You seem to operate on a theory that rights come “out of the blue,” that legislators create rights without having any implicit or explicit theory or idea of what rights are, what rights people ought to have. That, my friend, is philosophy in action — generally, political philosophy; more specifically, legal philosophy. You don’t even have to have your ideas formally, consciously set out in order to have a philosophy, let alone have a degree in philosophy. If more people knew what philosophy is, we’d hear fewer nonsense distinctions between “theory” and “the real world.”
Anthony
I hear you. Well put.
Socialism, history and millennials.
Millennials (age 22 to 38) were either very young or not even born when the Berlin Wall came down and with it the end of the Cold War that strangled the world for many years. Socialism, communism, progressivism all started when Lenin and his cronies started calling themselves social democrats. Unfortunately, most of today’s millennials have little or no knowledge of the history of socialism. Not only do they have scant knowledge of socialism’s history they evidently, have little or no knowledge of current events around the horrors of socialism in Venezuela.
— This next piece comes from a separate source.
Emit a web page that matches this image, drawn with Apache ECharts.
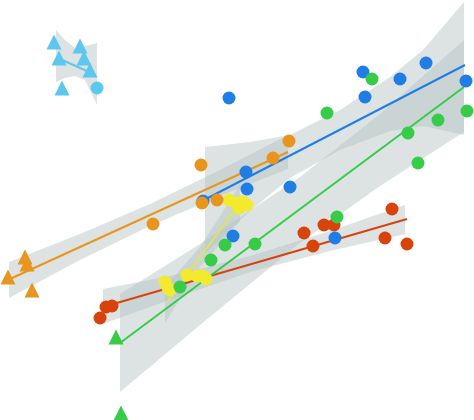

Socialism’s mantra that the good of the many trumps the good of the individual is a fraud that literally wreaks havoc on family relationships and loyalties all the while championing equality.
Putting absolute power in the hands of a few has resulted in economic collapse and millions of deaths. Socialism is not a more equitable system than capitalism.
What I gather from this is that none of the ideas pushed by progressive Congressional Democrats such as Bernie Sanders or Alexandria Ocasio-Cortez are objectionable from a Catholic viewpoint.
I’d have to really dig into their proposals to say one way or another. One thing I can say is that even with the reservations CST expresses about government assistance, the ruling principle is the common good. Further than that the deponent saith not.